What is the significance of max flux linkage in electric vehicle motors?

In electric vehicle (EV) motors, max flux linkage is critical for determining torque production and efficiency. Higher flux linkage allows for greater torque at lower speeds and improved power density. Modern EV motors often use high-flux permanent magnets and optimized coil designs to maximize flux linkage while minimizing size and weight, which directly impacts vehicle range and performance.

How can I measure flux linkage experimentally?

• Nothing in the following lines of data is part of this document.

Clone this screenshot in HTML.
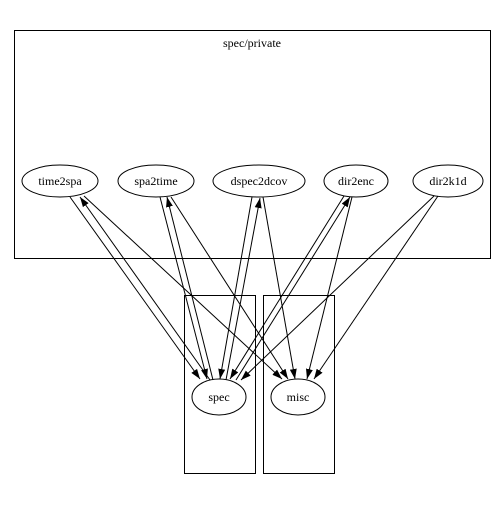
<!DOCTYPE html>
<html><head><meta charset="utf-8"><style>html,body{margin:0;padding:0;background:#fff}svg{display:block}text{font-family:"Liberation Serif",serif;font-size:12px}</style></head>
<body>
<svg width="504" height="511" viewBox="0 0 504 511" xmlns="http://www.w3.org/2000/svg">
<defs>
<marker id="a" markerWidth="10" markerHeight="8" refX="10" refY="4" orient="auto" markerUnits="userSpaceOnUse">
<path d="M0,0.5 L10,4 L0,7.5 Z" fill="#000"/>
</marker>
</defs>
<rect x="14.5" y="30.5" width="476" height="228" fill="none" stroke="#000"/>
<text x="252" y="47" text-anchor="middle">spec/private</text>
<rect x="184.5" y="295.5" width="71" height="178" fill="none" stroke="#000"/>
<rect x="263.5" y="295.5" width="71" height="178" fill="none" stroke="#000"/>
<g fill="#fff" stroke="#000">
<ellipse cx="60" cy="181" rx="38" ry="16"/>
<ellipse cx="156" cy="181" rx="38" ry="16"/>
<ellipse cx="259" cy="181" rx="46" ry="16"/>
<ellipse cx="356" cy="181" rx="32" ry="16"/>
<ellipse cx="448" cy="181" rx="35" ry="16"/>
<ellipse cx="219" cy="397" rx="27" ry="18"/>
<ellipse cx="298" cy="397" rx="27" ry="18"/>
</g>
<g text-anchor="middle">
<text x="60" y="185">time2spa</text>
<text x="156" y="185">spa2time</text>
<text x="259" y="185">dspec2dcov</text>
<text x="356" y="185">dir2enc</text>
<text x="448" y="185">dir2k1d</text>
<text x="219" y="401">spec</text>
<text x="298" y="401">misc</text>
</g>
<g stroke="#000" stroke-width="1" fill="none" marker-end="url(#a)">
<line x1="70" y1="197" x2="200" y2="379"/>
<line x1="210" y1="380" x2="80" y2="197"/>
<line x1="84" y1="196" x2="282" y2="379"/>
<line x1="160" y1="197" x2="207" y2="379"/>
<line x1="213" y1="380" x2="167" y2="197"/>
<line x1="171" y1="197" x2="288" y2="379"/>
<line x1="252" y1="197" x2="220" y2="379"/>
<line x1="226" y1="380" x2="260" y2="198"/>
<line x1="263" y1="197" x2="295" y2="379"/>
<line x1="344" y1="196" x2="230" y2="379"/>
<line x1="236" y1="380" x2="350" y2="197"/>
<line x1="352" y1="197" x2="307" y2="379"/>
<line x1="434" y1="196" x2="241" y2="380"/>
<line x1="438" y1="196" x2="314" y2="379"/>
</g>
</svg>
</body></html>
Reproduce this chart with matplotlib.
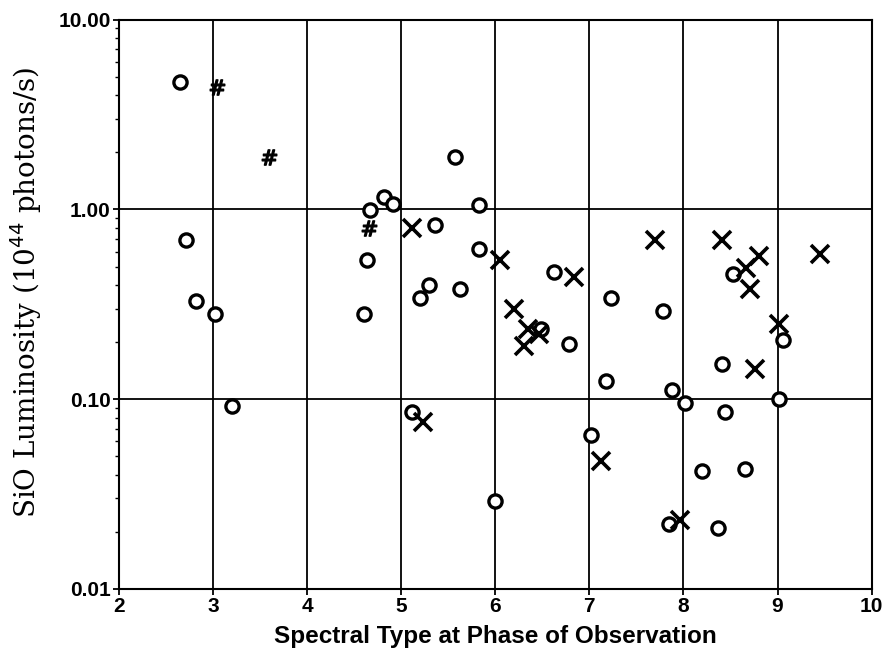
import numpy as np
import matplotlib.pyplot as plt
from matplotlib.ticker import LogLocator, NullFormatter, FixedFormatter, FixedLocator

# open circles
circ_x = [2.65, 2.71, 2.82, 3.02, 3.2, 4.61, 4.64, 4.67, 4.82, 4.91, 5.11, 5.2, 5.3,
          5.36, 5.57, 5.63, 5.83, 5.83, 6.0, 6.49, 6.62, 6.78, 7.02, 7.18, 7.23,
          7.78, 7.85, 7.88, 8.02, 8.2, 8.37, 8.41, 8.44, 8.53, 8.65, 9.02, 9.06]
circ_y = [4.7, 0.69, 0.33, 0.28, 0.092, 0.28, 0.54, 0.99, 1.17, 1.07, 0.086, 0.34, 0.40,
          0.83, 1.9, 0.38, 1.05, 0.62, 0.029, 0.235, 0.47, 0.196, 0.065, 0.124, 0.34,
          0.29, 0.022, 0.112, 0.096, 0.042, 0.021, 0.154, 0.086, 0.455, 0.043, 0.1, 0.206]

# crosses
cross_x = [5.11, 5.23, 6.05, 6.2, 6.31, 6.35, 6.46, 6.84, 7.12, 7.7, 7.96, 8.41,
           8.66, 8.71, 8.76, 8.8, 9.02, 9.45]
cross_y = [0.8, 0.076, 0.54, 0.30, 0.19, 0.235, 0.22, 0.44, 0.047, 0.69, 0.023, 0.69,
           0.49, 0.38, 0.145, 0.57, 0.25, 0.58]

# hash symbols
hash_x = [3.04, 3.59, 4.66]
hash_y = [4.4, 1.9, 0.8]

fig = plt.figure(figsize=(8.94, 6.58), dpi=100)
ax = fig.add_axes([0.133, 0.105, 0.842, 0.865])

ax.plot(circ_x, circ_y, 'o', mfc='white', mec='black', mew=2.4, ms=9.5, ls='none')
ax.plot(cross_x, cross_y, 'x', color='black', mew=2.6, ms=13, ls='none')
ax.plot(hash_x, hash_y, ls='none', marker=r'$\#$', color='black', ms=11)

ax.set_yscale('log')
ax.set_xlim(2, 10)
ax.set_ylim(0.01, 10)

ax.set_xticks(np.arange(2, 11, 1))
ax.yaxis.set_major_locator(FixedLocator([0.01, 0.1, 1, 10]))
ax.yaxis.set_major_formatter(FixedFormatter(['0.01', '0.10', '1.00', '10.00']))
ax.yaxis.set_minor_locator(LogLocator(base=10, subs=np.arange(2, 10)))
ax.yaxis.set_minor_formatter(NullFormatter())

ax.grid(True, which='major', color='black', lw=1.3)
for s in ax.spines.values():
    s.set_linewidth(1.5)

ax.tick_params(which='major', direction='out', length=4, width=1.3, pad=2)
ax.tick_params(axis='x', labelsize=15)
ax.tick_params(axis='y', labelsize=15)
ax.tick_params(which='minor', direction='out', length=3, width=1.0)
for lab in ax.get_xticklabels() + ax.get_yticklabels():
    lab.set_fontweight('bold')
    lab.set_family('Liberation Sans')

ax.set_xlabel('Spectral Type at Phase of Observation', fontsize=17.5, fontweight='bold',
              family='Liberation Sans', labelpad=6)
ax.set_ylabel('SiO Luminosity (10$^{44}$ photons/s)', fontsize=20, family='DejaVu Serif')
ax.yaxis.set_label_coords(-0.1, 0.522)

fig.savefig('out.png', dpi=100)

Flux linkage can be measured experimentally by integrating the induced voltage over time (λ = ∫V dt) when the magnetic field changes. This can be done using a search coil connected to an integrator circuit or a digital oscilloscope with integration capabilities. For static measurements, a flux meter or Hall effect sensor can be used to measure magnetic flux, which can then be multiplied by the number of turns to determine flux linkage.

Understanding max flux linkage is essential for anyone working with electromagnetic systems. This calculator and guide provide the tools and knowledge needed to accurately determine flux linkage for various coil configurations, enabling better design decisions and more efficient systems.